**Data shown**

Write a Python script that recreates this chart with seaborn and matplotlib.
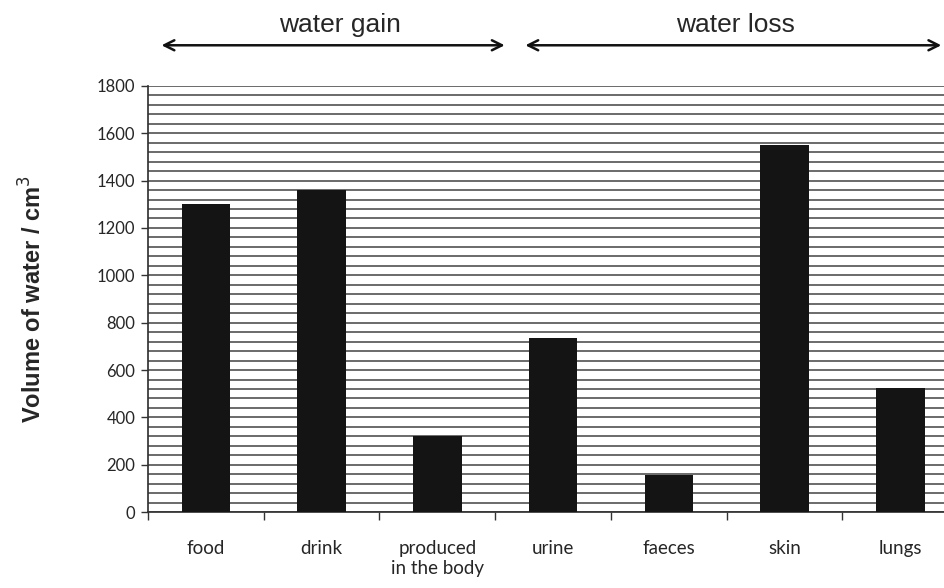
import numpy as np
import pandas as pd
import matplotlib
matplotlib.use("Agg")
import matplotlib.pyplot as plt
import seaborn as sns

# valeurs
categories = ["food", "drink", "produced\nin the body", "urine", "faeces", "skin", "lungs"]
volumes = [1300, 1360, 320, 735, 155, 1550, 525]
y_ticks = [0, 200, 400, 600, 800, 1000, 1200, 1400, 1600, 1800]

df = pd.DataFrame({"source": categories, "volume": volumes})

sns.set_theme(style="white")
plt.rcParams["font.family"] = ["Lato", "DejaVu Sans"]

fig = plt.figure(figsize=(9.45, 5.88), dpi=100)
ax = fig.add_axes([0.1566, 0.129, 0.85, 0.725])

sns.barplot(data=df, x="source", y="volume", color="#141414", width=0.42,
            saturation=1, linewidth=0, edgecolor="none", ax=ax, zorder=3)

# lignes horizontales serrees (toutes les 40)
for yv in np.arange(0, 1801, 40):
    ax.axhline(yv, color="#333333", lw=1.2, alpha=0.85, zorder=1)

ax.set_xlim(-0.5, 6.44)
ax.set_ylim(0, 1800)
ax.set_yticks(y_ticks)
ax.set_yticklabels([str(v) for v in y_ticks], fontsize=12)
ax.set_xticks(np.arange(-0.5, 6.0, 1.0))
ax.set_xticklabels([])
ax.set_xticks(range(len(categories)), minor=True)
ax.set_xticklabels(categories, minor=True, fontsize=13.5, linespacing=1.25)
ax.tick_params(axis="x", which="minor", length=0, pad=20)
ax.tick_params(axis="x", which="major", length=6, width=1, color="#333333", direction="out")
ax.tick_params(axis="y", length=5, width=1, color="#333333", direction="out", pad=4)
ax.tick_params(axis="x", which="major", bottom=True)
ax.tick_params(axis="y", left=True)

for side in ["top", "right"]:
    ax.spines[side].set_visible(False)
ax.spines["left"].set_color("#333333")
ax.spines["bottom"].set_color("#333333")

ax.set_xlabel("")
ax.set_ylabel("Volume of water / cm$^3$", fontsize=17, fontweight="bold",
              family="Liberation Sans", labelpad=36)

# fleches et textes en haut
fig.text(0.36, 0.958, "water gain", ha="center", va="center", fontsize=19,
         family="Liberation Sans")
fig.text(0.778, 0.958, "water loss", ha="center", va="center", fontsize=19,
         family="Liberation Sans")
ax.annotate("", xy=(0.168, 0.923), xytext=(0.537, 0.923), xycoords="figure fraction",
            arrowprops=dict(arrowstyle="<->", lw=1.8, color="#111111", mutation_scale=18))
ax.annotate("", xy=(0.553, 0.923), xytext=(0.999, 0.923), xycoords="figure fraction",
            arrowprops=dict(arrowstyle="<->", lw=1.8, color="#111111", mutation_scale=18))

fig.savefig("out.png", dpi=100)
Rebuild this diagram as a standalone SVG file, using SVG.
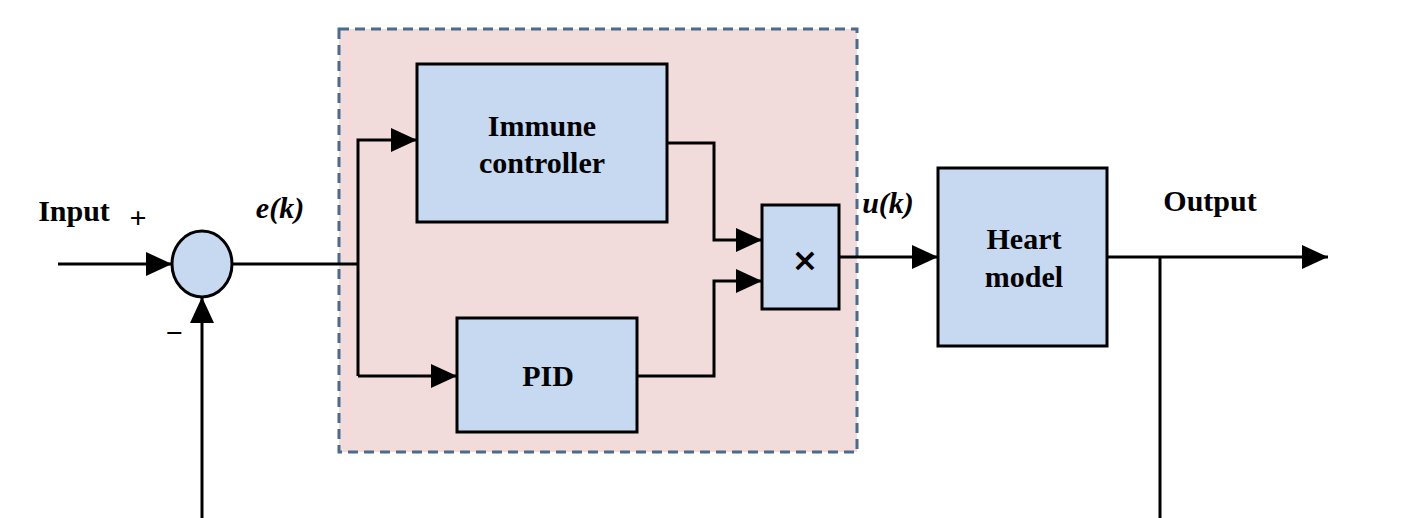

**What is needed**
All of the material above needs to be restated exactly, with no pictures.

**Exercise answer**
Write a Python script that recreates this chart with seaborn and matplotlib.
import numpy as np
import pandas as pd
import matplotlib
matplotlib.use("Agg")
import matplotlib.pyplot as plt
import seaborn as sns

# valeurs
categories = ["food", "drink", "produced\nin the body", "urine", "faeces", "skin", "lungs"]
volumes = [1300, 1360, 320, 735, 155, 1550, 525]
y_ticks = [0, 200, 400, 600, 800, 1000, 1200, 1400, 1600, 1800]

df = pd.DataFrame({"source": categories, "volume": volumes})

sns.set_theme(style="white")
plt.rcParams["font.family"] = ["Lato", "DejaVu Sans"]

fig = plt.figure(figsize=(9.45, 5.88), dpi=100)
ax = fig.add_axes([0.1566, 0.129, 0.85, 0.725])

sns.barplot(data=df, x="source", y="volume", color="#141414", width=0.42,
            saturation=1, linewidth=0, edgecolor="none", ax=ax, zorder=3)

# lignes horizontales serrees (toutes les 40)
for yv in np.arange(0, 1801, 40):
    ax.axhline(yv, color="#333333", lw=1.2, alpha=0.85, zorder=1)

ax.set_xlim(-0.5, 6.44)
ax.set_ylim(0, 1800)
ax.set_yticks(y_ticks)
ax.set_yticklabels([str(v) for v in y_ticks], fontsize=12)
ax.set_xticks(np.arange(-0.5, 6.0, 1.0))
ax.set_xticklabels([])
ax.set_xticks(range(len(categories)), minor=True)
ax.set_xticklabels(categories, minor=True, fontsize=13.5, linespacing=1.25)
ax.tick_params(axis="x", which="minor", length=0, pad=20)
ax.tick_params(axis="x", which="major", length=6, width=1, color="#333333", direction="out")
ax.tick_params(axis="y", length=5, width=1, color="#333333", direction="out", pad=4)
ax.tick_params(axis="x", which="major", bottom=True)
ax.tick_params(axis="y", left=True)

for side in ["top", "right"]:
    ax.spines[side].set_visible(False)
ax.spines["left"].set_color("#333333")
ax.spines["bottom"].set_color("#333333")

ax.set_xlabel("")
ax.set_ylabel("Volume of water / cm$^3$", fontsize=17, fontweight="bold",
              family="Liberation Sans", labelpad=36)

# fleches et textes en haut
fig.text(0.36, 0.958, "water gain", ha="center", va="center", fontsize=19,
         family="Liberation Sans")
fig.text(0.778, 0.958, "water loss", ha="center", va="center", fontsize=19,
         family="Liberation Sans")
ax.annotate("", xy=(0.168, 0.923), xytext=(0.537, 0.923), xycoords="figure fraction",
            arrowprops=dict(arrowstyle="<->", lw=1.8, color="#111111", mutation_scale=18))
ax.annotate("", xy=(0.553, 0.923), xytext=(0.999, 0.923), xycoords="figure fraction",
            arrowprops=dict(arrowstyle="<->", lw=1.8, color="#111111", mutation_scale=18))

fig.savefig("out.png", dpi=100)
Rebuild this diagram as a standalone SVG file, using SVG.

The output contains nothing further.